Stuntz had written many highly acclaimed scholarly articles and casebooks on criminal law and procedure, but this is his only book for a general audience. In it, he argues that over the course of the late 20th century, the American criminal justice system unraveled, upending the rule of law and resulting in skyrocketing levels of incarceration, the discriminatory overrepresentation of blacks as both suspects and victims, and the rise of prosecutorial discretion, which has replaced legal doctrine and jury verdicts as the arbiter of criminal justice outcomes. Through a closely observed study of the history of crime and punishment in the United States—from bar fights, to Prohibition, to the vicious legacy of lynchings—Stuntz explores the roots of this dilemma. The solutions he proposes are “decentralization, local democracy, and last but not least—money”: Local communities should have more control over the exercise of justice in their neighborhoods. There should be more jury trials, and the juries should be composed of the defendant’s true peers. And “local governments should pay more for the prison beds they use,” creating an incentive to decrease guilty verdicts and increase investment in effective community policing. Steiker says, “He came to feel that the solutions lay less in law than in the structure of the institutions through which law is mediated; he put his greatest hope in the greater democratization of criminal justice.”
What has always been so attractive about Stuntz’s scholarship, says Steiker, is that he was an independent thinker who can’t be pigeonholed. And one of the things she loves about his last book is the way it “marries different scholarly approaches.” Stuntz, she says, was very attuned to public choice arguments that looked at the incentives of public actors in institutional settings. But he was also very drawn to history and loved to look back “and in a fine-grained way observe the past and its profound difference from the present.”
Steiker says that Stuntz was also “a very sophisticated doctrinalist,” who deeply understood the Supreme Court’s and the lower courts’ roles in developing legal doctrine and how those doctrines shaped institutions. “He brought his disparate approaches together in a unique voice, free of jargon,” she says. “In fact, he was a great storyteller.” He also crossed the “substance/procedure line.” While people in the academy often think of criminal scholars as either substantive criminal law or criminal procedure experts, she says, “Bill not only wrote about both but also showed people how they affect each other and are inextricably intertwined.”
At the center of the book—and this is a point upon which Steiker continues to imagine a debate with her friend—is a critique of the Warren Court’s emphasis on criminal procedure rather than the substance of criminal justice outcomes, resulting in the underdefended poor’s inability to benefit from rules intended to protect them. “But he eschews the traditional right-wing arguments against the ‘soft-on-crime’ Warren Court,” says Steiker. “In fact, he sort of ‘out-lefties’ the left by criticizing the Warren Court for failing poor minority defendants in particular.”
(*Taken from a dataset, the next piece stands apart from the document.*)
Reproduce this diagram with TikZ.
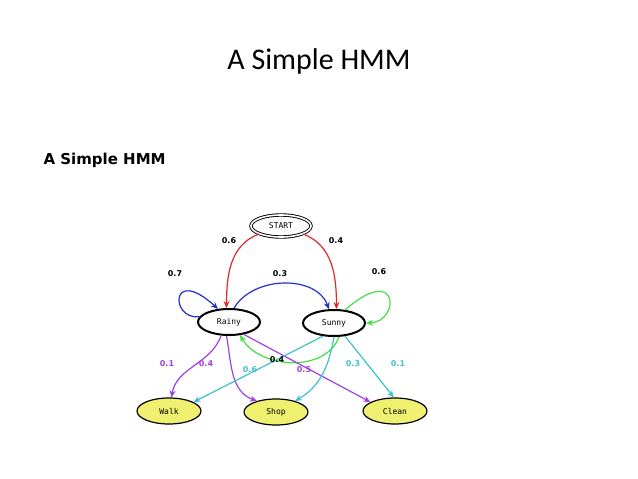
\documentclass[tikz,border=0pt]{standalone}
\usepackage{fontspec}
\setmainfont{Carlito}
\newfontfamily\dvs{DejaVu Sans}
\newfontfamily\dvm{DejaVu Sans Mono}
\usetikzlibrary{arrows.meta,shapes.geometric}
\definecolor{cred}{HTML}{E02828}
\definecolor{cblue}{HTML}{2030D0}
\definecolor{cgreen}{HTML}{40E040}
\definecolor{cpurple}{HTML}{A040E0}
\definecolor{ccyan}{HTML}{40C0CC}
\definecolor{cyel}{HTML}{F0F070}
\begin{document}
\begin{tikzpicture}[x=1pt,y=-1pt,
 st/.style={draw,ellipse,line width=2pt,minimum width=62pt,minimum height=26pt,inner sep=0pt,font=\dvm\fontsize{8}{9}\selectfont},
 ob/.style={draw,ellipse,line width=1.2pt,fill=cyel,minimum width=64pt,minimum height=26pt,inner sep=0pt,font=\dvm\fontsize{8}{9}\selectfont},
 ed/.style={line width=1.2pt,-{Stealth[length=7pt,width=6pt]}},
 lb/.style={font=\dvs\bfseries\fontsize{8}{9}\selectfont}]
\useasboundingbox (0,0) rectangle (638,479);
\node (title) at (319,62) {\fontsize{30}{34}\selectfont A Simple HMM};
\node[anchor=west,font=\dvs\bfseries\fontsize{15}{17}\selectfont] (head) at (40,160) {A Simple HMM};
\node[draw,ellipse,line width=0.9pt,double,double distance=1.6pt,minimum width=60pt,minimum height=22pt,inner sep=0pt,font=\dvm\fontsize{8}{9}\selectfont] (start) at (281,226) {START};
\node[st] (rainy) at (229,322) {Rainy};
\node[st] (sunny) at (334,323) {Sunny};
\node[ob] (walk) at (169,411) {Walk};
\node[ob] (shop) at (276,412) {Shop};
\node[ob] (clean) at (395,411) {Clean};
\draw[ed,cred] (start.200) to[out=200,in=90] (rainy.100);
\draw[ed,cred] (start.-20) to[out=-20,in=90] (sunny.80);
\draw[ed,cblue] (rainy.70) to[out=60,in=110] (sunny.110);
\draw[ed,cblue] (rainy.170) .. controls (170,320) and (170,265) .. (rainy.130);
\draw[ed,cgreen] (sunny.50) .. controls (400,262) and (400,322) .. (sunny.0);
\draw[ed,cgreen] (sunny.-70) to[out=-110,in=-60] (rainy.-50);
\draw[ed,cpurple] (rainy.-120) to[out=-110,in=80] (walk.80);
\draw[ed,cpurple] (rainy.-100) to[out=-80,in=160] (shop.150);
\draw[ed,cpurple] (rainy.-40) -- (clean.160);
\draw[ed,ccyan] (sunny.-130) -- (walk.20);
\draw[ed,ccyan] (sunny.-90) to[out=-100,in=30] (shop.30);
\draw[ed,ccyan] (sunny.-50) -- (clean.95);
\node[lb] (l1) at (229,241) {0.6};
\node[lb] (l2) at (336,241) {0.4};
\node[lb] (l3) at (175,274) {0.7};
\node[lb] (l4) at (280,274) {0.3};
\node[lb] (l5) at (379,272) {0.6};
\node[lb] (l6) at (277,360) {0.4};
\node[lb,cpurple] (l7) at (167,364) {0.1};
\node[lb,cpurple] (l8) at (206,364) {0.4};
\node[lb,ccyan] (l9) at (250,370) {0.6};
\node[lb,cpurple] (l10) at (304,370) {0.5};
\node[lb,ccyan] (l11) at (353,364) {0.3};
\node[lb,ccyan] (l12) at (398,364) {0.1};
\end{tikzpicture}
\end{document}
Steiker notes that despite Stuntz’s passionate yet clearsighted condemnation of the criminal justice system, which he calls “an arbitrary, punitive and discriminatory beast,” there are no ultimate villains, neither liberal nor conservative. He describes a system, she says, that is the product of limited human understanding of very complex institutions—an example of the unintended consequences he loved to point out. Ultimately, it strikes her that the book is imbued with Stuntz’s basic decency, his concern for the poor and the oppressed, and the sense that “only those who really understand the suffering that both crime and punishment entail should judge.”